Ed Epping exhibition confronts incarceration through visceral art
It’s a numbing number: 100,000.
According to artist Ed Epping, that’s how many people are in solitary confinement in U.S. prisons on any given day — and it’s also the number of hand-sewn stitches he used to embroider the solitary figure in his piece Isolate.
Isolate hooks the viewer instantly: a jumpsuit-orange silhouette, curled in the fetal position on a vintage canvas cot cover, the word “NUMBER” branded across its center. Visually compelling on its own, the work becomes even more potent when you learn it’s made up of 100,000 tally-mark stitches—each one marking a moment of confinement, a day, a person.
Since 2015, Epping has been exploring the consequences of mass incarceration through The Corrections Project, a body of work designed to translate overwhelming data into visual form. “You have to first catch a viewer’s eye,” he says, “then—from that—trust that curiosity leads them to want to understand what the art is about.”

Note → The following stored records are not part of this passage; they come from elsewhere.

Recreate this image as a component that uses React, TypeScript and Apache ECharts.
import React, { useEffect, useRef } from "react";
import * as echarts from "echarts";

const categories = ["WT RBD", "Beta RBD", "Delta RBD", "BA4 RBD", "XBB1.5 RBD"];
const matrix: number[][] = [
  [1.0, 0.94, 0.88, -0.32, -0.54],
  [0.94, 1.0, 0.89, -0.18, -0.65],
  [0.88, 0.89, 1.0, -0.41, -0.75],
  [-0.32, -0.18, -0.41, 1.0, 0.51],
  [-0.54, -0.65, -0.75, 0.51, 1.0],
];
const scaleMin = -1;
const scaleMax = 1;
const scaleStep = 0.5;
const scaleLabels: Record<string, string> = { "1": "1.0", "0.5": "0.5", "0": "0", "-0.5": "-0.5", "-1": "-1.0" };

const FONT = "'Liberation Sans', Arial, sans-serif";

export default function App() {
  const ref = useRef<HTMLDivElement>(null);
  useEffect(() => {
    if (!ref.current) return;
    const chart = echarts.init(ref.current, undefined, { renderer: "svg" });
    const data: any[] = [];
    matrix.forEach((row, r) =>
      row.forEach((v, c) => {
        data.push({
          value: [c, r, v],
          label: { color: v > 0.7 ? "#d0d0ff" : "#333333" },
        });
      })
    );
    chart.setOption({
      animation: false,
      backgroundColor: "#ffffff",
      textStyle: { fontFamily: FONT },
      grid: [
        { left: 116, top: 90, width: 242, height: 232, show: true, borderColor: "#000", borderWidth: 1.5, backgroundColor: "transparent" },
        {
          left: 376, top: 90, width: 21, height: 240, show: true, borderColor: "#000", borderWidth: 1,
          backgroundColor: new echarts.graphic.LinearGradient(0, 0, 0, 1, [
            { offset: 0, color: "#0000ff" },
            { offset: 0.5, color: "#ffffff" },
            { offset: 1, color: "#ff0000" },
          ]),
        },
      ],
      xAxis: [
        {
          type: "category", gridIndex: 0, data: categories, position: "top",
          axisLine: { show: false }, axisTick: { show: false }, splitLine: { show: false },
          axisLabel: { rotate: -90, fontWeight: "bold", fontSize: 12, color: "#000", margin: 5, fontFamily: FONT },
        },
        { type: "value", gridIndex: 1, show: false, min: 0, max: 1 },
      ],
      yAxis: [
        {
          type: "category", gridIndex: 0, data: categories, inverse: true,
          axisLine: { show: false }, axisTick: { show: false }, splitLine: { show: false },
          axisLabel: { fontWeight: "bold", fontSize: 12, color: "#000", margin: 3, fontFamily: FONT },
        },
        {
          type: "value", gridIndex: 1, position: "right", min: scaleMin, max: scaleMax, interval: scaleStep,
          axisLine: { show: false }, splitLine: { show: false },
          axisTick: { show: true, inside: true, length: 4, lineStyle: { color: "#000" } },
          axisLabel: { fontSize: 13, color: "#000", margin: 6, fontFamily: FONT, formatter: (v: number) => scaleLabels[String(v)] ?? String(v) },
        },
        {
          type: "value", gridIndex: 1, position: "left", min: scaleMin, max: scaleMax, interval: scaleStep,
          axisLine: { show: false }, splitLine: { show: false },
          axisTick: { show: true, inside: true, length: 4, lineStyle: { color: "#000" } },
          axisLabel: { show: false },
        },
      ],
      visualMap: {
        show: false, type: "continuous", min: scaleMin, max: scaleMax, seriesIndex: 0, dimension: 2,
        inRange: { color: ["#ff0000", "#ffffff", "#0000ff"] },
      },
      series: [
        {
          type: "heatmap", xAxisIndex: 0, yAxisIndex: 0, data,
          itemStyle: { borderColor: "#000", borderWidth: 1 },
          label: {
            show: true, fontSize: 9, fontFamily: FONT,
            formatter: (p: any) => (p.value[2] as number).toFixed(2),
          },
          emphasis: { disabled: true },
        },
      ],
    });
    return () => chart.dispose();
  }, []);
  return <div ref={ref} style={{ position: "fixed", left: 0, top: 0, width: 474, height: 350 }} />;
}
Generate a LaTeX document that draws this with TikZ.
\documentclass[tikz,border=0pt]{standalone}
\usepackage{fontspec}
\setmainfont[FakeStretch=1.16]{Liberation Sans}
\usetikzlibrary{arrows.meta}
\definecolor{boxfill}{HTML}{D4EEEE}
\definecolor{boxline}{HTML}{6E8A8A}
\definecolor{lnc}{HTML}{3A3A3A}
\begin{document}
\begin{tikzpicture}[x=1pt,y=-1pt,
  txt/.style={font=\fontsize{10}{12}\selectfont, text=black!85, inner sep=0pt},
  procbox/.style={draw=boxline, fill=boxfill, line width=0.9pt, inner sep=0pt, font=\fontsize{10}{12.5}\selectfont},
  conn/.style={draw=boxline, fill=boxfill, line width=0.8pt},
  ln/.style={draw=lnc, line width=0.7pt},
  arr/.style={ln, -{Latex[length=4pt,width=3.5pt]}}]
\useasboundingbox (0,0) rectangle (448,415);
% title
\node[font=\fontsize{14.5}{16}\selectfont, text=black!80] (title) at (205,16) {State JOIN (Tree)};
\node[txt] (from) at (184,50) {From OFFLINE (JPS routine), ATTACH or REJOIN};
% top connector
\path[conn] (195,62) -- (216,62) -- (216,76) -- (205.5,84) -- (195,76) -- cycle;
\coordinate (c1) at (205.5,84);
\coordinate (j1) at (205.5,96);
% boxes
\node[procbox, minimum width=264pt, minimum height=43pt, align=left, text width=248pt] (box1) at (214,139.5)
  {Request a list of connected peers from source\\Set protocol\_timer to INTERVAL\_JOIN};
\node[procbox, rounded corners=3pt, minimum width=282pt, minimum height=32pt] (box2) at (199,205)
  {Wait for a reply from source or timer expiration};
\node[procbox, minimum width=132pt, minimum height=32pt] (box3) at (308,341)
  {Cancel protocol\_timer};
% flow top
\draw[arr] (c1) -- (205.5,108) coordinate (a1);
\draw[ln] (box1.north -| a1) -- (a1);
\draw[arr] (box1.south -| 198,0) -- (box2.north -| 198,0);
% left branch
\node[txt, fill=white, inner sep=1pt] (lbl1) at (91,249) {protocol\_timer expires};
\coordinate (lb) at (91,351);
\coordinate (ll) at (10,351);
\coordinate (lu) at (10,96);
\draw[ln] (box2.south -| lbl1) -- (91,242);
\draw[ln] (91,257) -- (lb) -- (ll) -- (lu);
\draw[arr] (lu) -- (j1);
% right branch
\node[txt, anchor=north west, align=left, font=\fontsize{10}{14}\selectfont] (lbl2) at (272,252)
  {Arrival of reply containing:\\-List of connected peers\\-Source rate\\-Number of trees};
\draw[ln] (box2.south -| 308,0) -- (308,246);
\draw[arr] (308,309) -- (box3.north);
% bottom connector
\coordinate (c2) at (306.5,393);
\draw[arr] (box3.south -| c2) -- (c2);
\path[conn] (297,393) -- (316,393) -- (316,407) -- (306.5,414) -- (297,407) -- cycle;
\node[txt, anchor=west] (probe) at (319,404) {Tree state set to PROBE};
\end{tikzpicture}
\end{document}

Now, Isolate and other selections from The Corrections Project will be on view at the historic Puddle Dock Village School in Alna from July 17 to 24 as part of the month-long Puddle Dock Village Festival, presented by Studio B. A celebrated artist and retired professor from Williams College, Epping creates work that invites viewers to reckon with injustice—not abstractly, but emotionally and viscerally.
Set inside the former one-room schoolhouse, Epping’s installation presents select pieces from The Corrections Project in dialogue with the classroom space, revealing the overwhelming impact of mass incarceration: The Abolitionist’s Ledger transforms human numbers into millions of graphite strokes; Prison Time uses reimagined clocks to lay bare the harsh realities of imprisonment; Exonerated spotlights the wrongfully sentenced. The exhibition confronts viewers with the injustices of the carceral system visually, viscerally, and conceptually—making them impossible to ignore.
The show opens with a reception on Thursday, July 17 from 4 to 6 p.m., followed by a pyrographic drawing demonstration on Saturday, July 19 from 1 to 4 p.m., where Epping will be joined by local artisan Lauren Woodcock to share technique and insight.
On Sunday, July 20 from 2:30 to 5 p.m., the nearby Alna Meetinghouse hosts “Art Without Walls: Creativity & Incarceration,” a public conversation about the role of art in carceral matters. Epping will speak alongside Mainers with lived experience of incarceration, offering diverse perspectives on justice, expression, and repair.
The Puddle Dock Village School, located at 275 Head Tide Road in Alna, will be open to visitors daily from 1 to 6 p.m. during the exhibition.
Part of the larger Puddle Dock Village Festival (running from July 5 to Aug. 3), Epping’s show is the second of three solo exhibitions illuminating themes of trauma, justice, and healing in rural Maine.